──────── ROWS

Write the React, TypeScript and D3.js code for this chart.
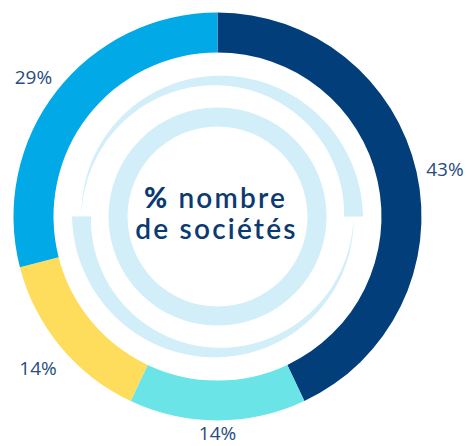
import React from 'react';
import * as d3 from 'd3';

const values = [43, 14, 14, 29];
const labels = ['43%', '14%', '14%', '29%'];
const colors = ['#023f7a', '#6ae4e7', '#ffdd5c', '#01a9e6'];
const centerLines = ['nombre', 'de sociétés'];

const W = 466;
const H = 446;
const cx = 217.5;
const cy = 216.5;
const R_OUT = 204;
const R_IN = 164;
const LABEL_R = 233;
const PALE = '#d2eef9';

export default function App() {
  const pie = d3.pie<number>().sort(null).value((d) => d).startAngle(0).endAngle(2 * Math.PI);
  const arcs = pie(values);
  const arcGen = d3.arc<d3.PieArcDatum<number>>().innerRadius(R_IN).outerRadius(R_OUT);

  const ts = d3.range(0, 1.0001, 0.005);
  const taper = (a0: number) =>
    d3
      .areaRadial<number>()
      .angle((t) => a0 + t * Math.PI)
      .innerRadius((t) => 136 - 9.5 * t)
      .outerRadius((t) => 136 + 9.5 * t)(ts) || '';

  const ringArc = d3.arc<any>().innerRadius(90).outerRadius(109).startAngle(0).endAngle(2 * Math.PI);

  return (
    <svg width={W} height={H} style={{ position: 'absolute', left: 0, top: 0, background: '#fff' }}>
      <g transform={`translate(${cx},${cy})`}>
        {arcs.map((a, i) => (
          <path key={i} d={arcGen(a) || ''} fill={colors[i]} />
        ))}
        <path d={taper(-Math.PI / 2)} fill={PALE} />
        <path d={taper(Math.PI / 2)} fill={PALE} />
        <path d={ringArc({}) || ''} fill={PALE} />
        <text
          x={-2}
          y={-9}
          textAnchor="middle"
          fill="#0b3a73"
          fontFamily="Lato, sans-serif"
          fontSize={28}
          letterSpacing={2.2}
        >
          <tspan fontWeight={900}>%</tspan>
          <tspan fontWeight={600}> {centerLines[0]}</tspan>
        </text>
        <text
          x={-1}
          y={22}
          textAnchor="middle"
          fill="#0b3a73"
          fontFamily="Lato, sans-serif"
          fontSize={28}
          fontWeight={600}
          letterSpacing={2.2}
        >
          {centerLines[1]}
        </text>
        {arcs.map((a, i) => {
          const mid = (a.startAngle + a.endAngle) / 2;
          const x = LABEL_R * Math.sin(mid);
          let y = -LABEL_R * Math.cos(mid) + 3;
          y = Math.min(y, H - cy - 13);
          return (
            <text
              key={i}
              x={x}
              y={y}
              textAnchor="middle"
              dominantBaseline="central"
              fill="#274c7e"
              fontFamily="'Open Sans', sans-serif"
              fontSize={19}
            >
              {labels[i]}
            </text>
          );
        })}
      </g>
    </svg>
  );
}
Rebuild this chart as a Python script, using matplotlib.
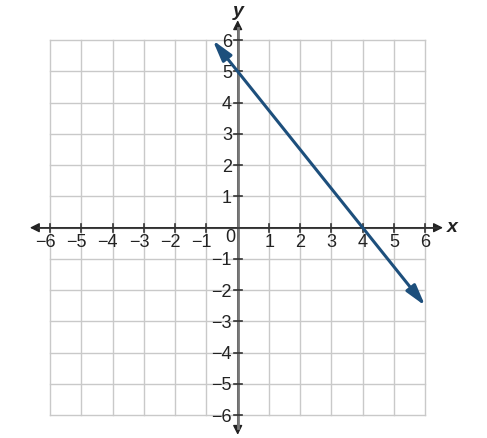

────────────────

* DIRECTIONS *
All of the data needs repeating exactly, but the pictures do not.

* SOLUTION *
Write the React, TypeScript and D3.js code for this chart.
import React from 'react';
import * as d3 from 'd3';

const values = [43, 14, 14, 29];
const labels = ['43%', '14%', '14%', '29%'];
const colors = ['#023f7a', '#6ae4e7', '#ffdd5c', '#01a9e6'];
const centerLines = ['nombre', 'de sociétés'];

const W = 466;
const H = 446;
const cx = 217.5;
const cy = 216.5;
const R_OUT = 204;
const R_IN = 164;
const LABEL_R = 233;
const PALE = '#d2eef9';

export default function App() {
  const pie = d3.pie<number>().sort(null).value((d) => d).startAngle(0).endAngle(2 * Math.PI);
  const arcs = pie(values);
  const arcGen = d3.arc<d3.PieArcDatum<number>>().innerRadius(R_IN).outerRadius(R_OUT);

  const ts = d3.range(0, 1.0001, 0.005);
  const taper = (a0: number) =>
    d3
      .areaRadial<number>()
      .angle((t) => a0 + t * Math.PI)
      .innerRadius((t) => 136 - 9.5 * t)
      .outerRadius((t) => 136 + 9.5 * t)(ts) || '';

  const ringArc = d3.arc<any>().innerRadius(90).outerRadius(109).startAngle(0).endAngle(2 * Math.PI);

  return (
    <svg width={W} height={H} style={{ position: 'absolute', left: 0, top: 0, background: '#fff' }}>
      <g transform={`translate(${cx},${cy})`}>
        {arcs.map((a, i) => (
          <path key={i} d={arcGen(a) || ''} fill={colors[i]} />
        ))}
        <path d={taper(-Math.PI / 2)} fill={PALE} />
        <path d={taper(Math.PI / 2)} fill={PALE} />
        <path d={ringArc({}) || ''} fill={PALE} />
        <text
          x={-2}
          y={-9}
          textAnchor="middle"
          fill="#0b3a73"
          fontFamily="Lato, sans-serif"
          fontSize={28}
          letterSpacing={2.2}
        >
          <tspan fontWeight={900}>%</tspan>
          <tspan fontWeight={600}> {centerLines[0]}</tspan>
        </text>
        <text
          x={-1}
          y={22}
          textAnchor="middle"
          fill="#0b3a73"
          fontFamily="Lato, sans-serif"
          fontSize={28}
          fontWeight={600}
          letterSpacing={2.2}
        >
          {centerLines[1]}
        </text>
        {arcs.map((a, i) => {
          const mid = (a.startAngle + a.endAngle) / 2;
          const x = LABEL_R * Math.sin(mid);
          let y = -LABEL_R * Math.cos(mid) + 3;
          y = Math.min(y, H - cy - 13);
          return (
            <text
              key={i}
              x={x}
              y={y}
              textAnchor="middle"
              dominantBaseline="central"
              fill="#274c7e"
              fontFamily="'Open Sans', sans-serif"
              fontSize={19}
            >
              {labels[i]}
            </text>
          );
        })}
      </g>
    </svg>
  );
}
Rebuild this chart as a Python script, using matplotlib.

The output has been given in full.